■ To be done: Note each line that includes the word "diagram". Copy those lines.

Records contained in a dataset:
-*-

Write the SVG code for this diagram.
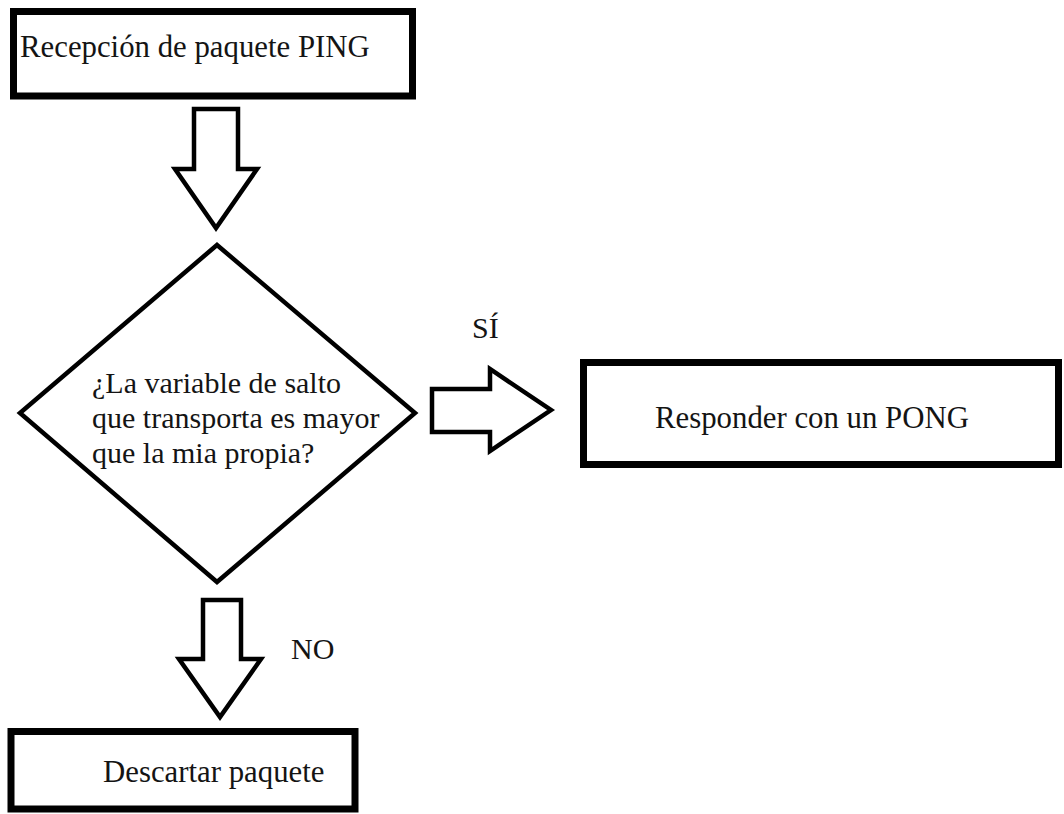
<svg xmlns="http://www.w3.org/2000/svg" width="1064" height="814" viewBox="0 0 1064 814">
  <style>
    .box { fill: #ffffff; stroke: #000000; stroke-width: 7; }
    .shape { fill: #ffffff; stroke: #000000; stroke-width: 4.5; stroke-linejoin: miter; }
    .label { font-family: "Liberation Serif", "Times New Roman", serif; font-size: 30px; fill: #141414; }
    .big { font-size: 30.8px; }
  </style>
  <rect width="1064" height="814" fill="#ffffff"/>

  <!-- Block arrows between steps -->
  <g id="connectors">
    <polygon class="shape" points="194,109 238,109 238,169 257,169 216,228 175,169 194,169"/>
    <polygon class="shape" points="432,389 490,389 490,369 551,410 490,451 490,432 432,432"/>
    <polygon class="shape" points="203,600 241,600 241,659 261,659 220,717 179,659 203,659"/>
    <text class="label" x="472" y="338">SÍ</text>
    <text class="label" x="291" y="659">NO</text>
  </g>

  <g id="recepcion">
    <rect class="box" x="13.5" y="11.5" width="399" height="84.5"/>
    <text class="label big" x="20" y="57">Recepción de paquete PING</text>
  </g>

  <g id="decision">
    <polygon class="shape" points="217,245 415,413 217,582 20,413"/>
    <text class="label" x="92" y="393">¿La variable de salto</text>
    <text class="label" x="92" y="428">que transporta es mayor</text>
    <text class="label" x="92" y="463">que la mia propia?</text>
  </g>

  <g id="responder">
    <rect class="box" x="583.5" y="362.5" width="475" height="102"/>
    <text class="label big" x="655" y="428">Responder con un PONG</text>
  </g>

  <g id="descartar">
    <rect class="box" x="11" y="731.5" width="344" height="77.5"/>
    <text class="label big" x="103" y="782">Descartar paquete</text>
  </g>
</svg>
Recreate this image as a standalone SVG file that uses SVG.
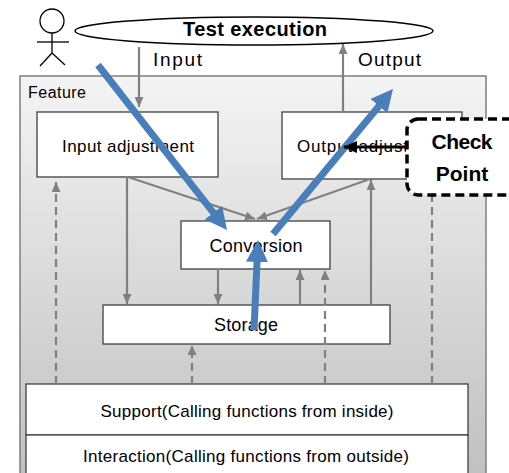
<svg xmlns="http://www.w3.org/2000/svg" width="509" height="473" viewBox="0 0 509 473">
<defs>
<linearGradient id="fg" x1="0" y1="0" x2="0" y2="1">
<stop offset="0" stop-color="#f4f4f4"/>
<stop offset="1" stop-color="#bfbfbf"/>
</linearGradient>
<clipPath id="oc"><rect x="282" y="112" width="124" height="67"/></clipPath>
<marker id="ga" markerUnits="userSpaceOnUse" markerWidth="10" markerHeight="9" viewBox="0 0 10 9" refX="10" refY="4.5" orient="auto">
<path d="M0,0 L10,4.5 L0,9 z" fill="#808080"/>
</marker>
<marker id="ba" markerUnits="userSpaceOnUse" markerWidth="22" markerHeight="22" viewBox="0 0 22 22" refX="4" refY="11" orient="auto">
<path d="M0,0 L22,11 L0,22 z" fill="#4a7ebb"/>
</marker>
<marker id="ka" markerUnits="userSpaceOnUse" markerWidth="14" markerHeight="12" viewBox="0 0 14 12" refX="13" refY="6" orient="auto">
<path d="M0,0 L14,6 L0,12 z" fill="#000"/>
</marker>
</defs>
<style>
text{font-family:"Liberation Sans",Arial,sans-serif;fill:#000}
.box{fill:#fff;stroke:#404040;stroke-width:1.3}
.lbl{font-size:17px}
.g{stroke:#808080;stroke-width:2.2;fill:none;marker-end:url(#ga)}
.gd{stroke:#808080;stroke-width:2.2;fill:none;stroke-dasharray:8 5}
.gda{marker-end:url(#ga)}
.b{stroke:#4a7ebb;stroke-width:7;fill:none;marker-end:url(#ba)}
</style>
<rect width="509" height="473" fill="#fff"/>

<g id="actor" fill="none" stroke="#000" stroke-width="1.3">
<circle cx="52" cy="21" r="12" fill="#fff"/>
<line x1="52" y1="33" x2="52" y2="53"/>
<line x1="37" y1="42" x2="69" y2="42"/>
<line x1="52" y1="53" x2="40" y2="66"/>
<line x1="52" y1="53" x2="65" y2="65"/>
</g>

<g id="test-execution">
<ellipse cx="254" cy="31" rx="179" ry="14" fill="#fff" stroke="#000" stroke-width="1.5"/>
<text x="255" y="36" font-size="20" font-weight="bold" text-anchor="middle" textLength="144">Test execution</text>
</g>

<g id="feature">
<rect x="20" y="76" width="466" height="410" fill="url(#fg)" stroke="#7f7f7f" stroke-width="1.5"/>
<text x="28" y="98" font-size="16" textLength="58">Feature</text>
</g>

<g id="input-adjustment">
<rect class="box" x="37" y="112" width="181" height="65"/>
<text class="lbl" x="128" y="152" text-anchor="middle" textLength="132">Input adjustment</text>
</g>

<g id="output-adjustment">
<rect class="box" x="282" y="112" width="180" height="67"/>
<text class="lbl" x="297" y="152" textLength="152" clip-path="url(#oc)">Output adjustment</text>
</g>

<g id="conversion">
<rect class="box" x="181" y="221" width="149" height="48"/>
<text x="256" y="252" font-size="18" text-anchor="middle" textLength="93">Conversion</text>
</g>

<g id="storage">
<rect class="box" x="103" y="305" width="287" height="39"/>
<text x="246" y="331" font-size="18" text-anchor="middle" textLength="64">Storage</text>
</g>

<g id="support">
<rect class="box" x="26" y="384" width="442" height="51"/>
<text x="247" y="417" font-size="17" text-anchor="middle" textLength="293">Support(Calling functions from inside)</text>
</g>

<g id="interaction">
<rect class="box" x="26" y="435" width="442" height="60"/>
<text x="246" y="462" font-size="17" text-anchor="middle" textLength="326">Interaction(Calling functions from outside)</text>
</g>

<g id="labels">
<text x="153" y="66" font-size="19" textLength="49">Input</text>
<text x="358" y="66" font-size="19" textLength="63">Output</text>
</g>

<g id="connectors">
<line class="g" x1="139" y1="47" x2="139" y2="107"/>
<line class="g" x1="343" y1="112" x2="343" y2="44"/>
<line class="g" x1="128" y1="177" x2="255" y2="219"/>
<line class="g" x1="370" y1="179" x2="257" y2="219"/>
<line class="g" x1="127" y1="177" x2="127" y2="304"/>
<line class="g" x1="218" y1="269" x2="218" y2="304"/>
<line class="g" x1="300" y1="305" x2="300" y2="270"/>
<line class="g" x1="371" y1="306" x2="371" y2="180"/>
<line class="gd gda" x1="56" y1="384" x2="56" y2="182"/>
<line class="gd gda" x1="192" y1="384" x2="192" y2="345"/>
<line class="gd gda" x1="325" y1="384" x2="325" y2="270"/>
<line class="gd" x1="432" y1="384" x2="432" y2="190"/>
</g>

<g id="check-point">
<rect x="407" y="119" width="120" height="76" rx="11" fill="#fff" stroke="#000" stroke-width="3.5" stroke-dasharray="9 5"/>
<text x="462" y="149" font-size="21" font-weight="bold" text-anchor="middle" textLength="61">Check</text>
<text x="462" y="181" font-size="21" font-weight="bold" text-anchor="middle">Point</text>
</g>

<g id="flow-arrows">
<line class="b" x1="98" y1="65" x2="215.9" y2="215.8"/>
<line class="b" x1="273" y1="234" x2="381.5" y2="102.9"/>
<line class="b" x1="254" y1="330" x2="257.2" y2="258"/>
<line x1="407" y1="147" x2="344" y2="147" stroke="#000" stroke-width="3" marker-end="url(#ka)"/>
</g>
</svg>
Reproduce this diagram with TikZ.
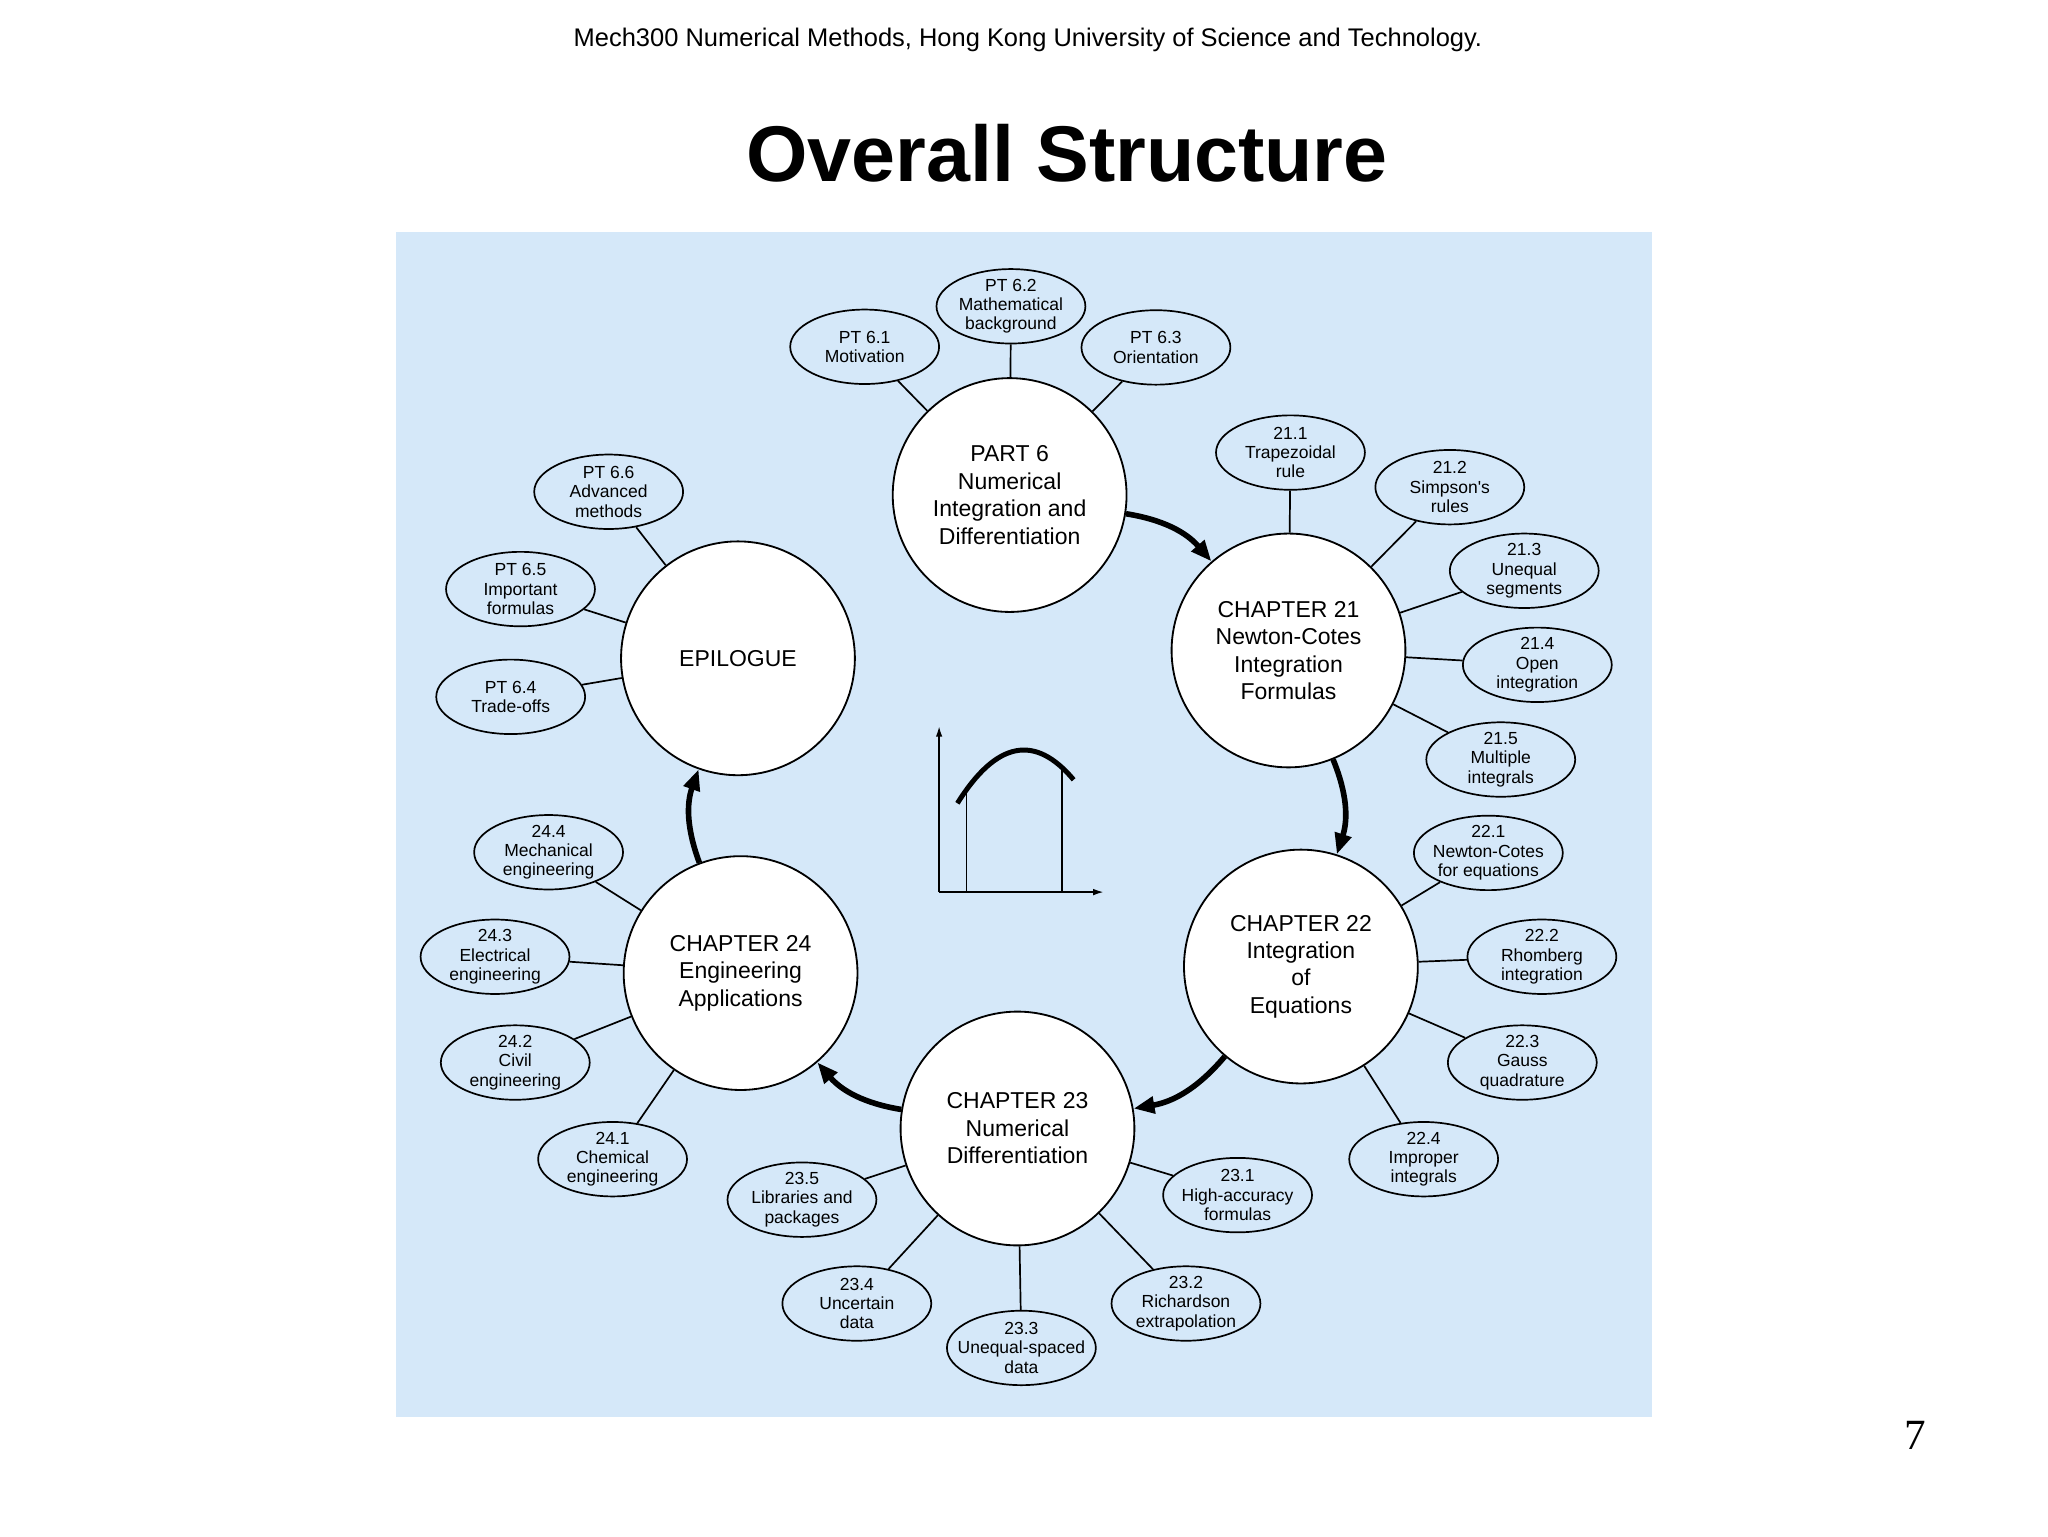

-*-

■ Task answer:
Write the SVG code for this diagram.
Reproduce this diagram with TikZ.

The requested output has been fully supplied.